_REQUIREMENTS_
Leaving out every picture, copy the lines of the data exactly, from the first through the line containing "import plotly.graph_objects as go".

### DATA SUPPLIED ###

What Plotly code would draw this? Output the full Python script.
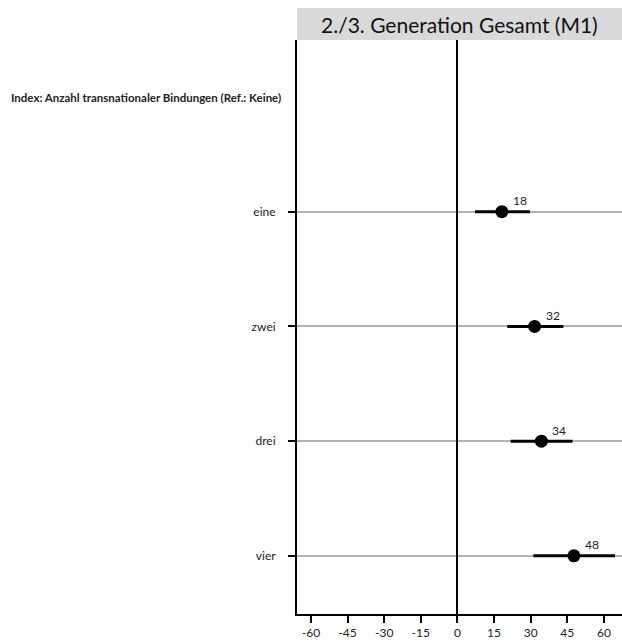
import plotly.graph_objects as go

categories = ["eine", "zwei", "drei", "vier"]
estimates = [18.2, 31.6, 34.4, 47.7]
ci_low = [7.2, 20.4, 21.8, 31.1]
ci_high = [29.7, 43.4, 47.1, 64.5]
value_labels = ["18", "32", "34", "48"]
header_label = "Index: Anzahl transnationaler Bindungen (Ref.: Keine)"
panel_title = "2./3. Generation Gesamt (M1)"
x_ticks = [-60, -45, -30, -15, 0, 15, 30, 45, 60]

ypos = [1, 2, 3, 4]
FONT = "Lato"

fig = go.Figure()

# confidence intervals
for y, lo, hi in zip(ypos, ci_low, ci_high):
    fig.add_trace(go.Scatter(x=[lo, hi], y=[y, y], mode="lines",
                             line=dict(color="black", width=3),
                             showlegend=False, hoverinfo="skip"))

fig.add_trace(go.Scatter(x=estimates, y=ypos, mode="markers",
                         marker=dict(color="black", size=13),
                         showlegend=False))

for y, v, t in zip(ypos, estimates, value_labels):
    fig.add_annotation(x=v, y=y, text=t, showarrow=False,
                       xshift=18, yshift=11,
                       font=dict(family=FONT, size=12, color="#222"))

fig.add_annotation(xref="paper", yref="y", x=-0.043, y=0, text="<b>" + header_label + "</b>",
                   showarrow=False, xanchor="right",
                   font=dict(family=FONT, size=11.5, color="#222"))

# title strip
fig.add_shape(type="rect", xref="paper", yref="paper", x0=0, x1=1.01, y0=1, y1=1 + 32 / 574,
              fillcolor="#d9d9d9", line=dict(width=0), layer="below")
fig.add_annotation(xref="paper", yref="paper", x=0.5, y=1 + 16 / 574, text=panel_title,
                   showarrow=False, xanchor="center", yanchor="middle",
                   font=dict(family=FONT, size=21, color="#111"))

fig.update_layout(
    width=622, height=641,
    margin=dict(l=297, r=0, t=40, b=27),
    paper_bgcolor="white", plot_bgcolor="white",
    font=dict(family=FONT, size=12, color="#222"),
    xaxis=dict(range=[-65.7, 67.4], tickvals=x_ticks, ticktext=[str(t) for t in x_ticks],
               showgrid=False, zeroline=True, zerolinecolor="black", zerolinewidth=2,
               showline=True, linecolor="black", linewidth=2,
               ticks="outside", ticklen=7, tickwidth=2, tickcolor="black",
               tickfont=dict(family=FONT, size=12)),
    yaxis=dict(range=[4.507, -0.497], tickvals=ypos, ticktext=categories,
               showgrid=True, gridcolor="#b3b3b3", gridwidth=2, zeroline=False,
               showline=True, linecolor="black", linewidth=2,
               ticks="outside", ticklen=7, tickwidth=2, tickcolor="black",
               ticklabelstandoff=10,
               tickfont=dict(family=FONT, size=12)),
)

fig.write_html("out.html", config={"displayModeBar": False},
               post_script="document.body.style.margin='0';document.body.style.padding='0';"
                           "document.body.style.overflow='hidden';")
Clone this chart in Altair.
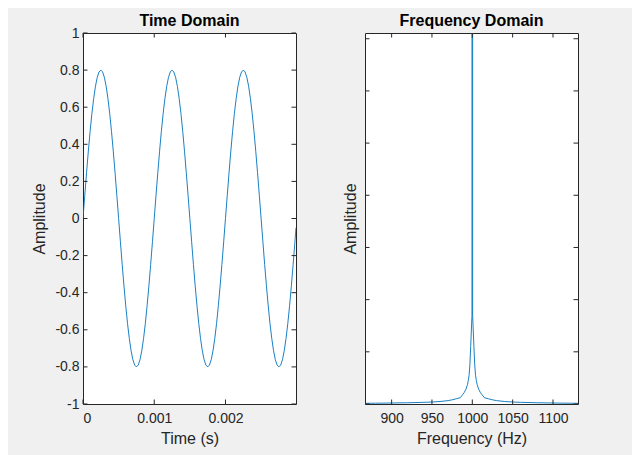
import altair as alt
import pandas as pd

# ---------------- data ----------------
# Time domain: one period (1 ms) sampled every 0.025 ms, repeated 3 times
cycle_amp = [0.000, 0.125, 0.247, 0.363, 0.470, 0.566, 0.647, 0.713, 0.761, 0.790,
             0.800, 0.790, 0.761, 0.713, 0.647, 0.566, 0.470, 0.363, 0.247, 0.125,
             0.000, -0.125, -0.247, -0.363, -0.470, -0.566, -0.647, -0.713, -0.761, -0.790,
             -0.800, -0.790, -0.761, -0.713, -0.647, -0.566, -0.470, -0.363, -0.247, -0.125]
time_step = 0.000025
time_end = 0.00299
end_amp = -0.050

time_xticks = [0, 0.001, 0.002]
time_yticks = [-1, -0.8, -0.6, -0.4, -0.2, 0, 0.2, 0.4, 0.6, 0.8, 1]

# Frequency domain spectrum (peak at 1000 Hz runs far off the top)
freq_hz = [867, 880, 900, 920, 940, 950, 960, 970, 975, 980, 985, 988, 990, 992,
           994, 995, 996, 997, 998, 999.6, 1000, 1000.4, 1002, 1003, 1004, 1005, 1006,
           1008, 1010, 1012, 1015, 1020, 1025, 1030, 1040, 1050, 1060, 1080, 1100,
           1120, 1131]
freq_amp = [0.013, 0.015, 0.019, 0.024, 0.032, 0.038, 0.048, 0.065, 0.080, 0.100,
            0.120, 0.180, 0.220, 0.280, 0.370, 0.450, 0.550, 0.750, 1.100, 1.700,
            400.0, 1.700, 1.100, 0.750, 0.550, 0.450, 0.370, 0.280, 0.220, 0.180,
            0.120, 0.100, 0.080, 0.065, 0.048, 0.038, 0.032, 0.024, 0.019, 0.015,
            0.013]
freq_xticks = [900, 950, 1000, 1050, 1100]
freq_yticks = [0, 1, 2, 3, 4, 5, 6, 7]

titles = ["Time Domain", "Frequency Domain"]

# ---------------- tables ----------------
amps = cycle_amp * 3 + [end_amp]
times = [k * time_step for k in range(len(cycle_amp) * 3)] + [time_end]
time_df = pd.DataFrame({"t": times, "a": amps})
freq_df = pd.DataFrame({"f": freq_hz, "a": freq_amp})

W, H = 213, 371
TL = 4.5
BLUE = "#0072BD"
FRAME = "#262626"
FONT = "Liberation Sans"


def panel(df, xf, yf, xdom, ydom, xticks, yticks, xtitle, title, ylabels, xfmt):
    xs = alt.Scale(domain=xdom, nice=False, zero=False)
    ys = alt.Scale(domain=ydom, nice=False, zero=False)
    if ylabels:
        yaxis = alt.Axis(values=yticks, ticks=False, domain=False, grid=False,
                         title="Amplitude", labelPadding=4, titlePadding=7,
                         labelExpr="replace(format(datum.value, '.1~f'), '\u2212', '-')")
    else:
        yaxis = alt.Axis(values=yticks, ticks=False, domain=False, grid=False,
                         labels=False, title="Amplitude", titlePadding=7)
    xaxis = alt.Axis(values=xticks, ticks=False, domain=False, grid=False,
                     title=xtitle, labelPadding=7, titlePadding=5, labelExpr=xfmt)
    line = alt.Chart(df).mark_line(color=BLUE, strokeWidth=0.9, clip=True).encode(
        x=alt.X(f"{xf}:Q", scale=xs, axis=xaxis),
        y=alt.Y(f"{yf}:Q", scale=ys, axis=yaxis),
    )
    ydf = pd.DataFrame({"v": yticks})
    xdf = pd.DataFrame({"v": xticks})
    ly = alt.Chart(ydf).mark_rule(color=FRAME, strokeWidth=1).encode(
        y=alt.Y("v:Q", scale=ys, axis=yaxis), x=alt.value(0), x2=alt.value(TL))
    ry = alt.Chart(ydf).mark_rule(color=FRAME, strokeWidth=1).encode(
        y=alt.Y("v:Q", scale=ys, axis=yaxis), x=alt.value(W - TL), x2=alt.value(W))
    bx = alt.Chart(xdf).mark_rule(color=FRAME, strokeWidth=1).encode(
        x=alt.X("v:Q", scale=xs, axis=xaxis), y=alt.value(H - TL), y2=alt.value(H))
    tx = alt.Chart(xdf).mark_rule(color=FRAME, strokeWidth=1).encode(
        x=alt.X("v:Q", scale=xs, axis=xaxis), y=alt.value(0), y2=alt.value(TL))
    ttl = alt.Chart(pd.DataFrame({"title": [title]})).mark_text(
        font=FONT, fontSize=16, fontWeight="bold", color="black",
        align="center", baseline="alphabetic", clip=False,
    ).encode(text="title:N", x=alt.value(W / 2), y=alt.value(-7))
    return alt.layer(line, ly, ry, bx, tx, ttl).properties(width=W, height=H)


left = panel(time_df, "t", "a", [0, time_end], [-1, 1], time_xticks, time_yticks,
             "Time (s)", titles[0], True, "format(datum.value, '~g')")
right = panel(freq_df, "f", "a", [867, 1131], [0, 7.11], freq_xticks, freq_yticks,
              "Frequency (Hz)", titles[1], False, "format(datum.value, 'd')")

chart = alt.hconcat(left, right, spacing=69, bounds="flush").properties(
    background="#F0F0F0",
    autosize=alt.AutoSizeParams(type="none"),
    padding={"left": 75, "top": 25, "right": 549, "bottom": 414},
).configure_view(
    fill="white", stroke=FRAME, strokeWidth=1
).configure_axis(
    labelFont=FONT, titleFont=FONT, labelFontSize=14, titleFontSize=16,
    labelColor=FRAME, titleColor=FRAME, titleFontWeight="normal",
)

chart.save("out.html", embed_options={"renderer": "svg", "actions": False})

###

_RESULT BELOW_
What Plotly code would draw this? Output the full Python script.
import plotly.graph_objects as go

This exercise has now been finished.